Aguentemo-nos. A imagem romântica e fofinha de uma
borboleta a bater as asas foi por mim, desde há algum tempo, substituída pela de
um morcego. O efeito é o mesmo.
O desgoverno que nos desgoverna: governar um país nos tempos de hoje
não será fácil e não invejo Costa e sus compañeros que, claramente, já
não sabem como dar conta disto. O acidente na A6 que vitimou um conterrâneo
nosso, de Santiago do Escoural, e a ausência de explicações por parte do
ministro da Administração Interna poderão ter sido a gota de água. Fala-se de
uma “megaremodelação” ministerial. Quando os meus 12 leitores estiverem a ler
isto, muito provavelmente já o ministro Cabrita saiu, acompanhado de outros que
já não andam cá a fazer nada de jeito. (Já agora, espero que leve também com ele
o da Educação, pelos mesmíssimos motivos). Mas não serão os novos governantes
que vêm resolver o caos em que nos encontramos. Eles vêm apenas tipo Deus ex-machina
(vão ver o que é isto, que eu não tenho muito mais espaço para grandes
explicações), à laia de manobra de diversão e para satisfazer a gritaria da Oposição
que, muitas vezes, não faz nem deixa fazer.
Terra
de santos e heróis: Montemor, apesar da
pandemia e desse belo e terrível conceito do “efeito borboleta”, iniciou o Verão
com a abertura das piscinas e com a organização de espectáculos musicais e
performativos, um pouco por toda a cidade. Enquanto
escrevo, dou uma olhadaleda para o gráfico da pandemia referente ao nosso concelho
e leio que há já 50 casos activos e 63 mortes até ao momento. Fiz há dias um
pequeno comentário nas redes sociais em relação à abertura das piscinas.
Responderam-me alguns defensores do partido maioritário da autarquia que só lá
vai quem quer, outros que está tudo de acordo com as regras de segurança. Na verdade, o pessoal que dá respostas destas não percebe mesmo
nada do que se está a passar. Isto não tem nada a ver com o gostar ou o não
gostar de quem gere os nossos destinos. Nada disso!!!! Tem a ver com outros
factores muito mais importantes do que qualquer partido político. Ou então,
insistindo nas suas teorias, querem fazer valer o epíteto que, há muito
séculos, engrandece Montemor: sermos terra de santos e de heróis.
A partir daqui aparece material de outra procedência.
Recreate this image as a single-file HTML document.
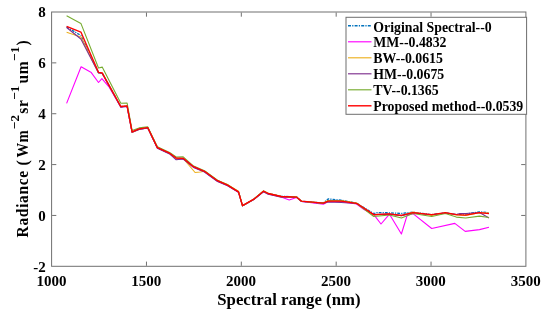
<!DOCTYPE html>
<html><head><meta charset="utf-8"><title>Spectral radiance comparison</title>
<style>
html,body{margin:0;padding:0;background:#fff;}
body{width:550px;height:313px;overflow:hidden;}
svg{display:block;}
text{font-family:"Liberation Serif","Times New Roman",serif;font-weight:bold;fill:#000;}
.tk{font-size:15px;}
.lb{font-size:16.9px;}
.xl{font-size:16.75px;}
.lg{font-size:13.8px;}
.sp{font-size:13px;}
.ax{stroke:#707070;stroke-width:1;fill:none;}
.ln{fill:none;stroke-width:1.1;stroke-linejoin:round;}
</style></head><body>
<svg width="550" height="313" viewBox="0 0 550 313">
<rect width="550" height="313" fill="#fff"/>

<polyline class="ln" style="stroke-width:1.3" stroke="#0072bd" stroke-dasharray="2.8 1.1 1.2 1.1" points="66.6,27.0 80.9,35.5 98.5,72.6 102.2,73.1 120.8,106.7 127.1,106.1 132.1,132.1 139.1,129.2 147.8,127.8 157.4,147.8 169.6,153.4 176.2,158.5 183.2,158.5 193.6,166.9 204.5,171.5 217.5,180.9 227.6,185.2 238.5,191.9 242.5,205.7 253.8,199.3 263.5,191.3 268.2,193.7 281.2,196.3 296.5,196.8 301.5,201.2 323.4,203.1 328.1,198.9 333.0,199.4 341.2,200.1 356.5,203.1 373.8,213.6 376.5,212.6 389.5,212.8 401.4,213.5 413.0,212.2 431.7,214.7 445.4,212.9 456.3,214.6 465.7,214.0 479.5,211.8 489.0,212.7"/>
<polyline class="ln" stroke="#ff00ff" points="66.6,103.4 81.1,66.8 91.3,72.6 98.5,82.5 101.9,78.7 109.2,87.2 120.8,107.0 127.1,106.3 132.1,132.3 139.1,129.3 147.8,128.0 157.4,148.0 169.6,153.6 176.2,159.2 183.2,158.8 193.6,167.2 204.5,171.8 217.5,181.2 227.6,185.5 238.5,192.2 242.5,205.7 253.8,199.4 263.5,191.6 268.2,194.0 281.2,196.9 289.2,199.9 296.5,197.4 301.5,201.5 323.4,204.3 328.1,201.6 341.2,201.6 356.5,204.0 364.0,209.6 373.8,214.6 381.0,224.0 389.5,214.2 401.4,234.0 407.2,215.2 413.0,213.6 431.7,228.5 454.8,223.4 465.2,231.4 479.5,229.6 489.0,227.3"/>
<polyline class="ln" stroke="#edb120" points="66.6,32.3 80.9,36.9 98.5,72.8 102.2,73.2 120.8,106.8 127.1,105.9 132.1,132.4 139.1,129.2 147.8,127.7 157.4,147.6 169.6,153.2 176.2,158.5 183.2,158.3 195.1,172.5 200.2,172.0 204.5,171.3 217.5,180.4 227.6,184.6 238.5,191.3 242.5,205.7 253.8,199.2 263.5,190.9 268.2,193.5 281.2,196.2 296.5,196.8 301.5,201.2 323.4,203.1 328.1,200.6 341.2,200.5 356.5,203.0 373.8,214.9 389.5,214.2 401.4,215.8 413.0,212.1 431.7,215.5 445.4,213.0 456.3,215.0 465.7,215.4 479.5,212.7 489.0,213.0"/>
<polyline class="ln" stroke="#7e2f8e" points="66.6,27.5 80.9,39.0 98.5,73.0 102.2,73.4 120.8,107.2 127.1,106.4 132.1,132.3 139.1,129.5 147.8,128.0 157.4,148.2 169.6,153.9 176.2,159.8 183.2,159.0 193.6,167.4 204.5,172.0 217.5,181.6 227.6,185.7 238.5,192.2 242.5,205.7 253.8,199.5 263.5,191.7 268.2,194.2 281.2,197.1 296.5,197.4 301.5,201.5 323.4,203.4 328.1,202.0 341.2,202.5 356.5,203.5 373.8,214.6 389.5,214.1 401.4,215.6 413.0,213.0 431.7,214.8 445.4,213.0 456.3,214.5 460.0,213.5 465.7,213.5 479.5,212.5 489.0,218.0"/>
<polyline class="ln" stroke="#77ac30" points="66.6,15.8 80.9,23.4 98.5,68.0 102.2,67.1 120.8,103.3 127.1,103.0 132.1,130.6 139.1,127.9 147.8,126.9 157.4,146.8 169.6,152.4 176.2,157.0 183.2,156.8 193.6,166.1 204.5,170.8 217.5,180.2 227.6,184.7 238.5,191.6 242.5,205.7 253.8,199.2 263.5,190.9 268.2,193.3 281.2,196.5 296.5,197.1 301.5,201.2 323.4,203.1 328.1,200.8 341.2,200.8 356.5,203.3 373.8,216.5 389.5,215.0 401.4,218.0 413.0,213.5 431.7,216.5 445.4,213.5 456.3,217.1 465.7,218.0 479.5,216.1 489.0,217.5"/>
<polyline class="ln" stroke="#ff0000" style="stroke-width:1.35" points="66.6,26.3 80.9,32.1 98.5,72.3 102.2,72.9 120.8,106.5 127.1,105.9 132.1,131.8 139.1,128.9 147.8,127.7 157.4,147.6 169.6,153.2 176.2,158.0 183.2,158.3 193.6,166.7 204.5,171.3 217.5,180.7 227.6,185.1 238.5,191.9 242.5,205.7 253.8,199.2 263.5,191.2 268.2,193.5 281.2,196.5 296.5,197.1 301.5,201.2 323.4,203.1 328.1,201.1 341.2,201.1 356.5,203.3 373.8,214.6 389.5,213.8 401.4,215.4 413.0,212.7 431.7,214.6 445.4,212.7 456.3,214.6 465.7,215.1 479.5,212.7 489.0,213.6"/>
<rect class="ax" x="51.6" y="12.0" width="474.30" height="254.30"/>
<text class="tk" x="51.40" y="285.5" text-anchor="middle">1000</text>
<path class="ax" d="M146.46 265.8v-4.2M146.46 12.5v4.2"/>
<text class="tk" x="146.26" y="285.5" text-anchor="middle">1500</text>
<path class="ax" d="M241.32 265.8v-4.2M241.32 12.5v4.2"/>
<text class="tk" x="241.12" y="285.5" text-anchor="middle">2000</text>
<path class="ax" d="M336.18 265.8v-4.2M336.18 12.5v4.2"/>
<text class="tk" x="335.98" y="285.5" text-anchor="middle">2500</text>
<path class="ax" d="M431.04 265.8v-4.2M431.04 12.5v4.2"/>
<text class="tk" x="430.84" y="285.5" text-anchor="middle">3000</text>
<text class="tk" x="525.70" y="285.5" text-anchor="middle">3500</text>
<text class="tk" x="45.8" y="272.20" text-anchor="end">-2</text>
<path class="ax" d="M52.1 215.44h4.2M525.4 215.44h-4.2"/>
<text class="tk" x="45.8" y="220.54" text-anchor="end">0</text>
<path class="ax" d="M52.1 164.58h4.2M525.4 164.58h-4.2"/>
<text class="tk" x="45.8" y="169.68" text-anchor="end">2</text>
<path class="ax" d="M52.1 113.72h4.2M525.4 113.72h-4.2"/>
<text class="tk" x="45.8" y="118.82" text-anchor="end">4</text>
<path class="ax" d="M52.1 62.86h4.2M525.4 62.86h-4.2"/>
<text class="tk" x="45.8" y="67.96" text-anchor="end">6</text>
<text class="tk" x="45.8" y="17.10" text-anchor="end">8</text>
<text class="xl" x="288.9" y="305.2" text-anchor="middle">Spectral range (nm)</text>
<g transform="translate(28,0) rotate(-90)"><text class="lb" transform="translate(-237.4,0) scale(0.915,1)" letter-spacing="0.75">Radiance (</text><text class="lb" transform="translate(-157.6,0) scale(0.87,1)" letter-spacing="0.6">Wm</text><text class="sp" x="-129.2" y="-8.8">−</text><text class="sp" x="-121.6" y="-8.8">2</text><text class="lb" transform="translate(-113.7,0) scale(0.915,1)" letter-spacing="0.75">sr</text><text class="sp" x="-99.8" y="-8.8">−</text><text class="sp" x="-92.2" y="-8.8">1</text><text class="lb" transform="translate(-83.5,0) scale(0.915,1)" letter-spacing="0.75">um</text><text class="sp" x="-61" y="-8.8">−</text><text class="sp" x="-53" y="-8.8">1</text><text class="lb" transform="translate(-45.6,0) scale(0.915,1)" letter-spacing="0.75">)</text></g>
<rect x="346" y="17.3" width="180.6" height="97" fill="#fff" stroke="#6e6e6e" stroke-width="1"/>
<path d="M348 25.8H371.5" stroke="#0072bd" stroke-width="1.6" fill="none" stroke-dasharray="3 1.2 1.2 1.2"/>
<text class="lg" x="373.3" y="31.60">Original Spectral--0</text>
<path d="M348 41.8H371.5" stroke="#ff00ff" stroke-width="1.15" fill="none"/>
<text class="lg" x="373.3" y="47.40">MM--0.4832</text>
<path d="M348 57.8H371.5" stroke="#edb120" stroke-width="1.15" fill="none"/>
<text class="lg" x="373.3" y="63.20">BW--0.0615</text>
<path d="M348 73.8H371.5" stroke="#7e2f8e" stroke-width="1.15" fill="none"/>
<text class="lg" x="373.3" y="79.00">HM--0.0675</text>
<path d="M348 89.8H371.5" stroke="#77ac30" stroke-width="1.15" fill="none"/>
<text class="lg" x="373.3" y="94.80">TV--0.1365</text>
<path d="M348 105.8H371.5" stroke="#ff0000" stroke-width="1.4" fill="none"/>
<text class="lg" x="373.3" y="110.60">Proposed method--0.0539</text>
</svg></body></html>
Mas de heróis…
mortos.
Enginhêros:
o meu saudoso sogro dizia-me há muitos anos, quando falávamos sobre as novas
formas de ensino e a falta de vontade de muitos alunos de se dedicarem
seriamente aos estudos: “Ainda virá o tempo em que vamos parar o carro antes
de atravessarmos uma ponte, batemos com os pés logo ali ao princípio da construção
e, se não cair, avançamos.” Já não viveu o suficiente para testemunhar o
desespero de professores e alunos para se adaptarem às aulas à distância, tipo
de ensino que eu entendo, por muitos motivos, estar sujeito às mais
extraordinárias fraudes intelectuais de sempre. Uma cábula na bainha da saia?
Um auxiliar de memória num rolinho em letras microscópicas? Isso já passou tudo
à história. O que está a dar agora são mesmo as aulas online. Daqui a duas
gerações teremos professores, médicos, engenheiros, advogados, arquitectos,
técnicos de toda a espécie, a funcionarem sempre com o manual de instruções à mão.
Isto se o souberem ler.
A arte de escrever ficção: a escrita é uma arma poderosa que
já elegeu presidentes e derrubou governos. O acto de escrever substitui, como
referiu o mestre Stephen King, a carabina com que o escritor desejaria derrubar
meia-dúzia de tipos desagradáveis (tradução livre do original). Escrever é pôr
tudo o que se tem, de bom e de mau, numa folha em branco. Depois da frase
decidida, da página completa, do livro acabado, nada fica igual na nossa
cabeça, na nossa vida e nas nossas relações pessoais. Para o bem e para o mal.
E todos os que escrevem sabem disso. E, sempre à beira do abismo, aceitam
cegamente, qual salto no desconhecido, todas as consequências da sua arte. A construção do meu romance “Sertório, uma
história de Vila Nova”, a sua aceitação pelos leitores e as reacções de dezenas
de pessoas à história e ao autor está a ser uma das experiências mais
extraordinárias da minha vida. Obrigado.